Do I need that black cardigan? I thought, pulling the heavy door shut. Then I thought, No, I’ll be back in four weeks. I can do without it. What I didn’t know in that moment was that I was closing the door forever on my life of 21 years as a Florentine. Or that’s what it feels like now.

 

 

Inside the 800-year-old house in via dei Cerchi, metres from the home of Dante, paces from the home of government in Palazzo Vecchio, the wardrobe is still filled with the Christmas presents I decided not to pack to take home to Sydney, as I would have more space on my next journey.

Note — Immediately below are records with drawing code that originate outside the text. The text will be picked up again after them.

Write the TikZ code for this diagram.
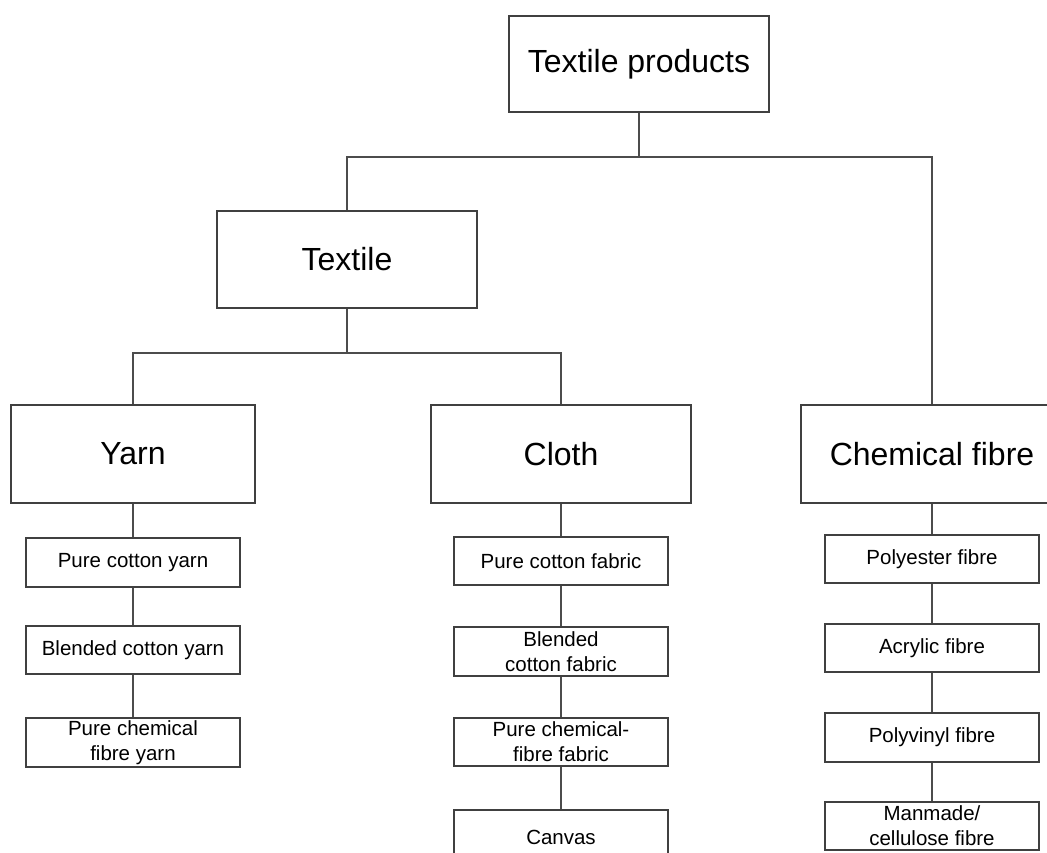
\documentclass[tikz,border=0pt]{standalone}
\usepackage{fontspec}
\setmainfont{Liberation Sans}
\begin{document}
\begin{tikzpicture}[x=1pt,y=-1pt,
  box/.style={draw=black!75,line width=1.1pt,rectangle,inner sep=0pt,align=center,fill=white},
  bigbox/.style={box,font=\fontsize{32}{38}\selectfont},
  smallbox/.style={box,font=\fontsize{20.5}{25}\selectfont,minimum width=214pt,minimum height=48pt},
  link/.style={draw=black!70,line width=1.1pt}]
\useasboundingbox (0,0) rectangle (1047,852);
\clip (0,0) rectangle (1047,852);
\fill[white] (0,0) rectangle (1047,852);

% upper levels
\node[bigbox,minimum width=260pt,minimum height=96pt] (top) at (639,64) {Textile products};
\node[bigbox,minimum width=260pt,minimum height=97pt] (textile) at (347,259.5) {Textile};
\node[bigbox,minimum width=244pt,minimum height=98pt] (yarn) at (133,454) {Yarn};
\node[bigbox,minimum width=260pt,minimum height=98pt] (cloth) at (561,454) {Cloth};
\node[bigbox,minimum width=262pt,minimum height=98pt] (chem) at (932,454) {Chemical fibre};

% yarn column
\node[smallbox,minimum height=49pt] (y1) at (133,562.5) {Pure cotton yarn};
\node[smallbox] (y2) at (133,650) {Blended cotton yarn};
\node[smallbox,minimum height=49pt] (y3) at (133,742.5) {Pure chemical\\fibre yarn};

% cloth column
\node[smallbox] (c1) at (561,561) {Pure cotton fabric};
\node[smallbox,minimum height=49pt] (c2) at (561,651.5) {Blended\\cotton fabric};
\node[smallbox] (c3) at (561,742) {Pure chemical-\\fibre fabric};
\node[smallbox,minimum height=54pt] (c4) at (561,837) {Canvas};

% chemical fibre column
\node[smallbox] (f1) at (932,559) {Polyester fibre};
\node[smallbox] (f2) at (932,648) {Acrylic fibre};
\node[smallbox,minimum height=49pt] (f3) at (932,737.5) {Polyvinyl fibre};
\node[smallbox] (f4) at (932,826) {Manmade/\\cellulose fibre};

% junctions of the tree
\coordinate (j1) at (639,157);
\coordinate (j2) at (347,353);

\draw[link] (top.south) -- (j1);
\draw[link] (textile.north) -- (textile.north |- j1) -- (chem.north |- j1) -- (chem.north);
\draw[link] (textile.south) -- (j2);
\draw[link] (yarn.north) -- (yarn.north |- j2) -- (cloth.north |- j2) -- (cloth.north);

\draw[link] (yarn.south) -- (y1.north);
\draw[link] (y1.south) -- (y2.north);
\draw[link] (y2.south) -- (y3.north);

\draw[link] (cloth.south) -- (c1.north);
\draw[link] (c1.south) -- (c2.north);
\draw[link] (c2.south) -- (c3.north);
\draw[link] (c3.south) -- (c4.north);

\draw[link] (chem.south) -- (f1.north);
\draw[link] (f1.south) -- (f2.north);
\draw[link] (f2.south) -- (f3.north);
\draw[link] (f3.south) -- (f4.north);
\end{tikzpicture}
\end{document}
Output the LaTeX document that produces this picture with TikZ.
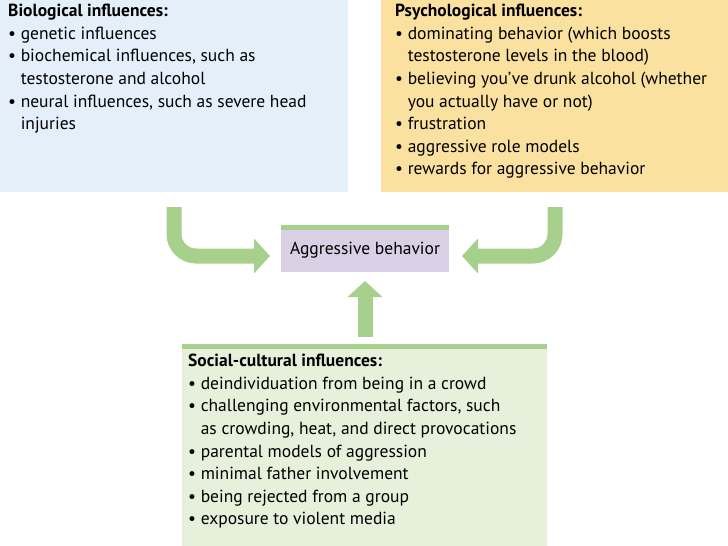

Christmas 2019. They are still there, but I am not.

 

 

In the darkened rooms, with their 16-foot ceilings and metre-thick stone walls, lie the gifts we unwrapped to squeals of delight from children and grandchildren on the morning of the family Christmas in our Florentine home together. But there also lie the ghosts of the past: the italianità that has formed my sense of self for nearly half my life. What am I if I’m no longer the person who thought and dreamt, and read and wrote in Italian, flitting between the two countries like a commuter between bus stops? For more than 30 years, my life was a seamless existence bounded by the Italian peninsula and the Great Southern Land. I moved between the two as water flows.

 

 

When I heard the click of that door at the end of January 2020, my flight back on March 4 was booked and the plans for the research I would be doing for my current novel on Lorenzo de Medici and his clash with the fundamentalist friar Savonarola already formed an orderly list in my notebook. Then the world imploded.

 

 

via dei Cerchi, Florence

 

 

As I did years earlier, for the work on my last novel, The Sweet Hills of Florence, about the partisans and the civil war in Florence during WWII, I should be walking every stone of the city I know by heart, in the footsteps of my characters. I should be spending my time in the great Laurentian library of San Lorenzo, with Michelangelo’s marvellous staircase; in the stunning Villa I Tatti, nestled into the olive groves at the base of the hills below Settignano; in the much less romantic Archivio di Stato, which houses the documents for the Archivio mediceo avanti il Principato: not the Grand Dukes, but the early Medici, who have been my companions for decades. I should also be visiting friends, drinking aperitivi and hearing the heels of my boots striking flint off the stones of Florence, the only sound on my way home late from a convivial dinner. The wonder of having Florence to myself after the day-trippers have gone. 

 

 

Instead, I take my afternoon aperitivo beneath vast skies on the glittering shores of Sydney Harbour. Emerald City. It’s hardly penal servitude, certainly. But my heart aches for Italian life. I didn’t want to fall in love with Florence all those years ago; going there was purely a practical decision. But Florence has no patience with practical decisions. 

 

 

I still think in Italian and work proceeds on the novel, thanks to a deep and intimate relationship with the old Medici and the wonders of online archives. But it is not the same as popping out to the Castello di Trebbio or Cafaggiolo for the atmosphere of the Quattrocento. I pine for my Italian self. Bramare: the word for yearning. Two years of enforced absence have cut away all certainties. My darkened home thinks I died. But I didn’t. And soon, very soon, I hope, I will return. But, I wonder, who will I be?